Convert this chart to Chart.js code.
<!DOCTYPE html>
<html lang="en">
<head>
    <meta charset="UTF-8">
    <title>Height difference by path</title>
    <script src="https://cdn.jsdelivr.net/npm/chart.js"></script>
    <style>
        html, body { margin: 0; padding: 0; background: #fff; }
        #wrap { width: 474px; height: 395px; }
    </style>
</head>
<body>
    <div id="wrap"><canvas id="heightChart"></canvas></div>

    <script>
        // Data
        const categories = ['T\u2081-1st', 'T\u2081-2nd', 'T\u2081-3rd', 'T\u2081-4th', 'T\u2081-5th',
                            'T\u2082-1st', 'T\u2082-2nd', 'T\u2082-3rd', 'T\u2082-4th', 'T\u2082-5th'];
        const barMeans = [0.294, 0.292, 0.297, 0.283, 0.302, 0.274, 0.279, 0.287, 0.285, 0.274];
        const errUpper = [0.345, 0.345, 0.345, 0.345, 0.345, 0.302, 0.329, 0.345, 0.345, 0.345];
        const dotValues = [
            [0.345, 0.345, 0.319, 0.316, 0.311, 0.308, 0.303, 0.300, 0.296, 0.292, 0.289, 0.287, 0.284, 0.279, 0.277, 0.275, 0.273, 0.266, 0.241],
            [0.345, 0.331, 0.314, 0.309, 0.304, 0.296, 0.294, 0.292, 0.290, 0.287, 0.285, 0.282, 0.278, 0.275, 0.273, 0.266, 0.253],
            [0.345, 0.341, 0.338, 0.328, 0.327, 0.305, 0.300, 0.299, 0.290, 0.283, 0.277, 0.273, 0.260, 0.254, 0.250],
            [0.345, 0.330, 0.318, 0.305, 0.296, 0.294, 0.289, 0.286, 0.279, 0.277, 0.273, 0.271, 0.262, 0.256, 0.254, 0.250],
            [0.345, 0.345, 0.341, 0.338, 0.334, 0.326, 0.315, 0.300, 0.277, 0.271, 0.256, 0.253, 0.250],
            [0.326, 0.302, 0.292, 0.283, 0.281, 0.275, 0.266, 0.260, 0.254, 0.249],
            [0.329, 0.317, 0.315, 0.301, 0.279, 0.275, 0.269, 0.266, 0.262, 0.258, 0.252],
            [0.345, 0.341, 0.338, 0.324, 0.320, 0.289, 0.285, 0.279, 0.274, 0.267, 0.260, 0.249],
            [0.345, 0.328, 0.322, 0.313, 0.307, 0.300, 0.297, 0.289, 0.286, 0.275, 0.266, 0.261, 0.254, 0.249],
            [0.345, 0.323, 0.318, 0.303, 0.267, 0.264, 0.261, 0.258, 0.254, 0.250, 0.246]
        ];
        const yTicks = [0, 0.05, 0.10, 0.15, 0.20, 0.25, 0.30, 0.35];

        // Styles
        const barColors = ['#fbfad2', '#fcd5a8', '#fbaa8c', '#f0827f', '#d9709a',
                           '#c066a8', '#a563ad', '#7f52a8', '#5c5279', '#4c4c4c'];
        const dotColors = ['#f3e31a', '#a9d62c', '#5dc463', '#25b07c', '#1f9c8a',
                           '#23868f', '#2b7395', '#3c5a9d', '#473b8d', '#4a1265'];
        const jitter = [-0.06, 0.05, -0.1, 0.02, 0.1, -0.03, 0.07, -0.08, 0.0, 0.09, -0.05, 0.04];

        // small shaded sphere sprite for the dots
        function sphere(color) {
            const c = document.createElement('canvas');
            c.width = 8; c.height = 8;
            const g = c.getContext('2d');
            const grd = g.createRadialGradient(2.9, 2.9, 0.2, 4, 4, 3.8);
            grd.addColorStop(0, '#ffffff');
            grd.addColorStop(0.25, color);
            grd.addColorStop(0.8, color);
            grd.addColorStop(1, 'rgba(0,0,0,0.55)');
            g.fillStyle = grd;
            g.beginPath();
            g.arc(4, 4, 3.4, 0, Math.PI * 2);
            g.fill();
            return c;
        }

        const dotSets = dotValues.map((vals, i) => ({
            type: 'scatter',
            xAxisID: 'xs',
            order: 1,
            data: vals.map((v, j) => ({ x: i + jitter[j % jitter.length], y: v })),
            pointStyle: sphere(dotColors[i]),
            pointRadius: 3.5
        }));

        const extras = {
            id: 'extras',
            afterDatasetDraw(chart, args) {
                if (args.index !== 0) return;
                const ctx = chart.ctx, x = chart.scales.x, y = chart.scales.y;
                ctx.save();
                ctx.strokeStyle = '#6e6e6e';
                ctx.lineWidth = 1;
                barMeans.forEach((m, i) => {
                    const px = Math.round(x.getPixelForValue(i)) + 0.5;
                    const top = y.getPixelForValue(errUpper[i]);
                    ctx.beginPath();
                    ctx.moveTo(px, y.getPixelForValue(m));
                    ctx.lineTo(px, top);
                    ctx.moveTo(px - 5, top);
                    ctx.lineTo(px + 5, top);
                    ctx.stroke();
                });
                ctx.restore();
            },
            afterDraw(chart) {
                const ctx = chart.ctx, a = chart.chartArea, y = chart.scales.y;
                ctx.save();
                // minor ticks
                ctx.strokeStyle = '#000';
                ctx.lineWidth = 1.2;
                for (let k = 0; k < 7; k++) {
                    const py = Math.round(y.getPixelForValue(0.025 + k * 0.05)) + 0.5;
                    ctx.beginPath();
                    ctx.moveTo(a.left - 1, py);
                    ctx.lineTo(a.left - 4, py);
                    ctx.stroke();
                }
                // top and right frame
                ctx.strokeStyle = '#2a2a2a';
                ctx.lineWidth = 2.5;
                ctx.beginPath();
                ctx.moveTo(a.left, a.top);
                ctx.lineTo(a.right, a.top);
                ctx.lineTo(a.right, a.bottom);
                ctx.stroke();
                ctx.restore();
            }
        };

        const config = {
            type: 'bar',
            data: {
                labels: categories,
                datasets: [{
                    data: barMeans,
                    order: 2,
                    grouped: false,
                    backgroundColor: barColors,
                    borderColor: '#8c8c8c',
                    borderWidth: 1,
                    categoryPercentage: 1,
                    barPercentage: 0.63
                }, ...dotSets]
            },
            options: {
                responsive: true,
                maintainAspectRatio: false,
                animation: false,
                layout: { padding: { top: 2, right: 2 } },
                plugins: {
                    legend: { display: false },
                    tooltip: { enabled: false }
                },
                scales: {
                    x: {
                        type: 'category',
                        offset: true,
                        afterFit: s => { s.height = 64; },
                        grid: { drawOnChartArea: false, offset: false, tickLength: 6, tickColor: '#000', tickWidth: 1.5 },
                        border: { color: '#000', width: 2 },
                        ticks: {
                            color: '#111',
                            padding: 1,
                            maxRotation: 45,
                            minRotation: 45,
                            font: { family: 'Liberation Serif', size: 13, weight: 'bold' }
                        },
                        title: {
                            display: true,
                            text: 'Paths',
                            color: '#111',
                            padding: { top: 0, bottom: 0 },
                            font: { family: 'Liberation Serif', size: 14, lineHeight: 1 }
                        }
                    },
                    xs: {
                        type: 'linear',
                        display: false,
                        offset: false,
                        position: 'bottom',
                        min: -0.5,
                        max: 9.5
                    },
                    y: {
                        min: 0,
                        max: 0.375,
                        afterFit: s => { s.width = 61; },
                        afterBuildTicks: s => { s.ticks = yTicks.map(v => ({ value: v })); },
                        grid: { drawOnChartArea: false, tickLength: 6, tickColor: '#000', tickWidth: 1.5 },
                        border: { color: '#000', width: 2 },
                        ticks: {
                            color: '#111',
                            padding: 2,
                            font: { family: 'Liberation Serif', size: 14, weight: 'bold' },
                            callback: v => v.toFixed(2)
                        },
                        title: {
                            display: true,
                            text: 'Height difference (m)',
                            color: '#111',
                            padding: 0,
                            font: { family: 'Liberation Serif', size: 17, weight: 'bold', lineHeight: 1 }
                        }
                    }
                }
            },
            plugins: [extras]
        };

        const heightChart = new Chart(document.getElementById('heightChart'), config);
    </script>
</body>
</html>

---

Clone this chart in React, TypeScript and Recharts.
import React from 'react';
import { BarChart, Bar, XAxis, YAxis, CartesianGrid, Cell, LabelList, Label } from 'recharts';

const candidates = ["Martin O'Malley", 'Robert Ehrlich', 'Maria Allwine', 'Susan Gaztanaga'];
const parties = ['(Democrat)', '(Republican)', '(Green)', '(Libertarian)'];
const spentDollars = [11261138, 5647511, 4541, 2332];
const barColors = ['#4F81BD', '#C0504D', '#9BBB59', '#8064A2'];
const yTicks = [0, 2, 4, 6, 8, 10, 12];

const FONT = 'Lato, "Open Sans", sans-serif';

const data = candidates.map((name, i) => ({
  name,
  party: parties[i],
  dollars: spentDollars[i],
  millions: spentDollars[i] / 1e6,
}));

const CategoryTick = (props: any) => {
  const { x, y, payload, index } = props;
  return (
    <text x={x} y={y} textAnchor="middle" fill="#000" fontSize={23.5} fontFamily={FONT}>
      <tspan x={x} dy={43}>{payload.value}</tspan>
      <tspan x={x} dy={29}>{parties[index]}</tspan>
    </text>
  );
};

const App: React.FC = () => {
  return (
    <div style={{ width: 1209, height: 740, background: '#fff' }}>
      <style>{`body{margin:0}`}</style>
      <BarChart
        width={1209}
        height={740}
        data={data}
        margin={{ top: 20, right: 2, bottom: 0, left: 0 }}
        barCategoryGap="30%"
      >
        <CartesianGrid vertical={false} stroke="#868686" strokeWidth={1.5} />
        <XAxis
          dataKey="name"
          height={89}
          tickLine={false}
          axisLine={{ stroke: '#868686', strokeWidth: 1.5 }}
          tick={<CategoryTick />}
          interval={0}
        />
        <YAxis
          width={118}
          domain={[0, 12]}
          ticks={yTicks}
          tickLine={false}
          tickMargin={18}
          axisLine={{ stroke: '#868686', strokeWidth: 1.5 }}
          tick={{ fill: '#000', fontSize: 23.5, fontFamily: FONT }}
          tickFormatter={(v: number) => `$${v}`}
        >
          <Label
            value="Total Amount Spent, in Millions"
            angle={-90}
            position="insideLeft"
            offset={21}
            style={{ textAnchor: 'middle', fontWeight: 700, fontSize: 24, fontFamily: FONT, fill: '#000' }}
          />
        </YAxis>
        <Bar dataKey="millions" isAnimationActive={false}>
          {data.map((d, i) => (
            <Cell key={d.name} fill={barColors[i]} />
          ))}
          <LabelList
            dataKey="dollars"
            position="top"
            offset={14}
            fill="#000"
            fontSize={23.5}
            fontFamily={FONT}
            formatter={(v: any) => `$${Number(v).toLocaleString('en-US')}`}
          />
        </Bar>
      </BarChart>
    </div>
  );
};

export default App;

WORK INSTRUCTIONS
The lines above from the one containing "Convert this chart to Chart.js code." through the one containing "const yTicks = [0, 0.05, 0.10, 0.15, 0.20, 0.25, 0.30, 0.35];" are to be set down exactly, and no others.

FULL RESPONSE
Convert this chart to Chart.js code.
<!DOCTYPE html>
<html lang="en">
<head>
    <meta charset="UTF-8">
    <title>Height difference by path</title>
    <script src="https://cdn.jsdelivr.net/npm/chart.js"></script>
    <style>
        html, body { margin: 0; padding: 0; background: #fff; }
        #wrap { width: 474px; height: 395px; }
    </style>
</head>
<body>
    <div id="wrap"><canvas id="heightChart"></canvas></div>

    <script>
        // Data
        const categories = ['T\u2081-1st', 'T\u2081-2nd', 'T\u2081-3rd', 'T\u2081-4th', 'T\u2081-5th',
                            'T\u2082-1st', 'T\u2082-2nd', 'T\u2082-3rd', 'T\u2082-4th', 'T\u2082-5th'];
        const barMeans = [0.294, 0.292, 0.297, 0.283, 0.302, 0.274, 0.279, 0.287, 0.285, 0.274];
        const errUpper = [0.345, 0.345, 0.345, 0.345, 0.345, 0.302, 0.329, 0.345, 0.345, 0.345];
        const dotValues = [
            [0.345, 0.345, 0.319, 0.316, 0.311, 0.308, 0.303, 0.300, 0.296, 0.292, 0.289, 0.287, 0.284, 0.279, 0.277, 0.275, 0.273, 0.266, 0.241],
            [0.345, 0.331, 0.314, 0.309, 0.304, 0.296, 0.294, 0.292, 0.290, 0.287, 0.285, 0.282, 0.278, 0.275, 0.273, 0.266, 0.253],
            [0.345, 0.341, 0.338, 0.328, 0.327, 0.305, 0.300, 0.299, 0.290, 0.283, 0.277, 0.273, 0.260, 0.254, 0.250],
            [0.345, 0.330, 0.318, 0.305, 0.296, 0.294, 0.289, 0.286, 0.279, 0.277, 0.273, 0.271, 0.262, 0.256, 0.254, 0.250],
            [0.345, 0.345, 0.341, 0.338, 0.334, 0.326, 0.315, 0.300, 0.277, 0.271, 0.256, 0.253, 0.250],
            [0.326, 0.302, 0.292, 0.283, 0.281, 0.275, 0.266, 0.260, 0.254, 0.249],
            [0.329, 0.317, 0.315, 0.301, 0.279, 0.275, 0.269, 0.266, 0.262, 0.258, 0.252],
            [0.345, 0.341, 0.338, 0.324, 0.320, 0.289, 0.285, 0.279, 0.274, 0.267, 0.260, 0.249],
            [0.345, 0.328, 0.322, 0.313, 0.307, 0.300, 0.297, 0.289, 0.286, 0.275, 0.266, 0.261, 0.254, 0.249],
            [0.345, 0.323, 0.318, 0.303, 0.267, 0.264, 0.261, 0.258, 0.254, 0.250, 0.246]
        ];
        const yTicks = [0, 0.05, 0.10, 0.15, 0.20, 0.25, 0.30, 0.35];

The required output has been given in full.